What is required:
Copy the data precisely, character for character, and leave out every picture.

_ _ _ _ _ _ _

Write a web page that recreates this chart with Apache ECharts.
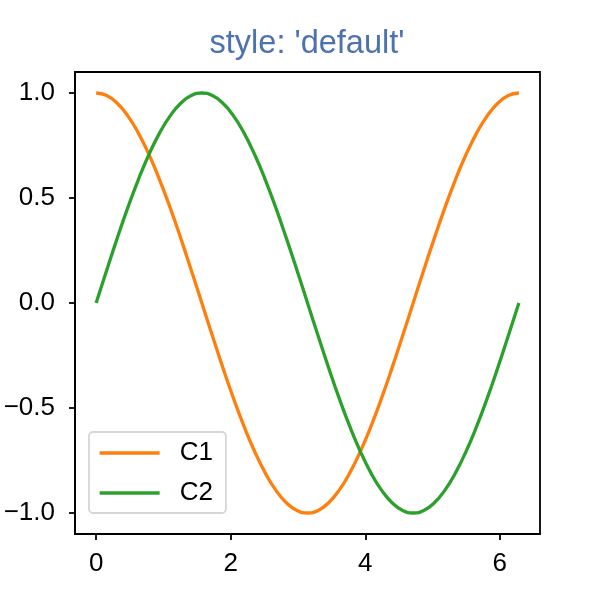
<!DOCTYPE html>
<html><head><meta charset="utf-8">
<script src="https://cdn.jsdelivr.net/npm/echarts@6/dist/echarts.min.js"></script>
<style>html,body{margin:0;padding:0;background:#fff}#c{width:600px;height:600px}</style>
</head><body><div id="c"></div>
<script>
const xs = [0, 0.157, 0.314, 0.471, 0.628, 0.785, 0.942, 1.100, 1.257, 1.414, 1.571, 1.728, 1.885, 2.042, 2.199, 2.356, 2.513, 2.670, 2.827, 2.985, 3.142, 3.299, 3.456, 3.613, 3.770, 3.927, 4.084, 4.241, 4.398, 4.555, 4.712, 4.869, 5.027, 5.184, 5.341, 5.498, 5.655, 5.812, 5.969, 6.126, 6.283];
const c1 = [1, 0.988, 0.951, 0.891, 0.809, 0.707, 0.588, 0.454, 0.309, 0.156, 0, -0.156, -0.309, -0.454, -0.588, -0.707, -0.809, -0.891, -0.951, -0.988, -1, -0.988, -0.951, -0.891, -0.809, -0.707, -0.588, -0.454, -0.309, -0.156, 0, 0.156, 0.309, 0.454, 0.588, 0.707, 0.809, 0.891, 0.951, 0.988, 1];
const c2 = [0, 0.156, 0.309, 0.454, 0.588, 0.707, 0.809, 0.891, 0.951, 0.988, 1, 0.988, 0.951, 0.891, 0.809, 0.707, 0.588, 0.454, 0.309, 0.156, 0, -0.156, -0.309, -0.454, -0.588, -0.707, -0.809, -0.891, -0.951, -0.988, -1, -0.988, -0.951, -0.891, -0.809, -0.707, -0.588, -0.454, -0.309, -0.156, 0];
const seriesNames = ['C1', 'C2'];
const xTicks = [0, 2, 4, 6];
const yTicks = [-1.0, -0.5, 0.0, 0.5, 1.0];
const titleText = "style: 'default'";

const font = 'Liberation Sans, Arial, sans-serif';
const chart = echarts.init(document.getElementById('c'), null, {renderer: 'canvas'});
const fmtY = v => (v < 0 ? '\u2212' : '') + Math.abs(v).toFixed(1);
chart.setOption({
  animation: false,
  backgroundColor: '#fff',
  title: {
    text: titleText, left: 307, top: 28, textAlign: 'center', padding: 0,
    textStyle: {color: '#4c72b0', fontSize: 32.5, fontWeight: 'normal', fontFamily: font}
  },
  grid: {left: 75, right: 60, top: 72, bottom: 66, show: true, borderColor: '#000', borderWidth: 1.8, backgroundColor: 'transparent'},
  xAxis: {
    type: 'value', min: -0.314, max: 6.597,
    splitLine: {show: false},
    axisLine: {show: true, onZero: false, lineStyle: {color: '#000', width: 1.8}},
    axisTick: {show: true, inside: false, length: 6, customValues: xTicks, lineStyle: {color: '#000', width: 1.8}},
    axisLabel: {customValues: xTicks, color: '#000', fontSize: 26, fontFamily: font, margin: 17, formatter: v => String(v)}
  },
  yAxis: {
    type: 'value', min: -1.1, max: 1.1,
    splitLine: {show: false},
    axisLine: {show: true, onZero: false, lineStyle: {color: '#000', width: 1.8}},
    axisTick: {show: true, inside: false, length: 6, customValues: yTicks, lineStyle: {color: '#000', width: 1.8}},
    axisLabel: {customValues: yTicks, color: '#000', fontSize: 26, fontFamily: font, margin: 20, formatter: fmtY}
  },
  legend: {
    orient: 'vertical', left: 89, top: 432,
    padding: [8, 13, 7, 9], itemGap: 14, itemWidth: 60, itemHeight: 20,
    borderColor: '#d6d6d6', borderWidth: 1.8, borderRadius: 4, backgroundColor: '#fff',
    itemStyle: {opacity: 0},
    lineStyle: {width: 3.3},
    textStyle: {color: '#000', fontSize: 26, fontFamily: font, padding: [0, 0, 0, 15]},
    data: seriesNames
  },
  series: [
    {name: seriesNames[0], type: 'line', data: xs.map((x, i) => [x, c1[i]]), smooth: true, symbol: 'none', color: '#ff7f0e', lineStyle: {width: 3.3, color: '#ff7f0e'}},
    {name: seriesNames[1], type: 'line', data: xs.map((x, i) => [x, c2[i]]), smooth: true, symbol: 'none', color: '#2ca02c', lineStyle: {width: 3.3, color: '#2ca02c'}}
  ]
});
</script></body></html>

_ _ _ _ _ _ _

Written response:
Write a web page that recreates this chart with Apache ECharts.
<!DOCTYPE html>
<html><head><meta charset="utf-8">
<script src="https://cdn.jsdelivr.net/npm/echarts@6/dist/echarts.min.js"></script>
<style>html,body{margin:0;padding:0;background:#fff}#c{width:600px;height:600px}</style>
</head><body><div id="c"></div>
<script>
const xs = [0, 0.157, 0.314, 0.471, 0.628, 0.785, 0.942, 1.100, 1.257, 1.414, 1.571, 1.728, 1.885, 2.042, 2.199, 2.356, 2.513, 2.670, 2.827, 2.985, 3.142, 3.299, 3.456, 3.613, 3.770, 3.927, 4.084, 4.241, 4.398, 4.555, 4.712, 4.869, 5.027, 5.184, 5.341, 5.498, 5.655, 5.812, 5.969, 6.126, 6.283];
const c1 = [1, 0.988, 0.951, 0.891, 0.809, 0.707, 0.588, 0.454, 0.309, 0.156, 0, -0.156, -0.309, -0.454, -0.588, -0.707, -0.809, -0.891, -0.951, -0.988, -1, -0.988, -0.951, -0.891, -0.809, -0.707, -0.588, -0.454, -0.309, -0.156, 0, 0.156, 0.309, 0.454, 0.588, 0.707, 0.809, 0.891, 0.951, 0.988, 1];
const c2 = [0, 0.156, 0.309, 0.454, 0.588, 0.707, 0.809, 0.891, 0.951, 0.988, 1, 0.988, 0.951, 0.891, 0.809, 0.707, 0.588, 0.454, 0.309, 0.156, 0, -0.156, -0.309, -0.454, -0.588, -0.707, -0.809, -0.891, -0.951, -0.988, -1, -0.988, -0.951, -0.891, -0.809, -0.707, -0.588, -0.454, -0.309, -0.156, 0];
const seriesNames = ['C1', 'C2'];
const xTicks = [0, 2, 4, 6];
const yTicks = [-1.0, -0.5, 0.0, 0.5, 1.0];
const titleText = "style: 'default'";

const font = 'Liberation Sans, Arial, sans-serif';
const chart = echarts.init(document.getElementById('c'), null, {renderer: 'canvas'});
const fmtY = v => (v < 0 ? '\u2212' : '') + Math.abs(v).toFixed(1);
chart.setOption({
  animation: false,
  backgroundColor: '#fff',
  title: {
    text: titleText, left: 307, top: 28, textAlign: 'center', padding: 0,
    textStyle: {color: '#4c72b0', fontSize: 32.5, fontWeight: 'normal', fontFamily: font}
  },
  grid: {left: 75, right: 60, top: 72, bottom: 66, show: true, borderColor: '#000', borderWidth: 1.8, backgroundColor: 'transparent'},
  xAxis: {
    type: 'value', min: -0.314, max: 6.597,
    splitLine: {show: false},
    axisLine: {show: true, onZero: false, lineStyle: {color: '#000', width: 1.8}},
    axisTick: {show: true, inside: false, length: 6, customValues: xTicks, lineStyle: {color: '#000', width: 1.8}},
    axisLabel: {customValues: xTicks, color: '#000', fontSize: 26, fontFamily: font, margin: 17, formatter: v => String(v)}
  },
  yAxis: {
    type: 'value', min: -1.1, max: 1.1,
    splitLine: {show: false},
    axisLine: {show: true, onZero: false, lineStyle: {color: '#000', width: 1.8}},
    axisTick: {show: true, inside: false, length: 6, customValues: yTicks, lineStyle: {color: '#000', width: 1.8}},
    axisLabel: {customValues: yTicks, color: '#000', fontSize: 26, fontFamily: font, margin: 20, formatter: fmtY}
  },
  legend: {
    orient: 'vertical', left: 89, top: 432,
    padding: [8, 13, 7, 9], itemGap: 14, itemWidth: 60, itemHeight: 20,
    borderColor: '#d6d6d6', borderWidth: 1.8, borderRadius: 4, backgroundColor: '#fff',
    itemStyle: {opacity: 0},
    lineStyle: {width: 3.3},
    textStyle: {color: '#000', fontSize: 26, fontFamily: font, padding: [0, 0, 0, 15]},
    data: seriesNames
  },
  series: [
    {name: seriesNames[0], type: 'line', data: xs.map((x, i) => [x, c1[i]]), smooth: true, symbol: 'none', color: '#ff7f0e', lineStyle: {width: 3.3, color: '#ff7f0e'}},
    {name: seriesNames[1], type: 'line', data: xs.map((x, i) => [x, c2[i]]), smooth: true, symbol: 'none', color: '#2ca02c', lineStyle: {width: 3.3, color: '#2ca02c'}}
  ]
});
</script></body></html>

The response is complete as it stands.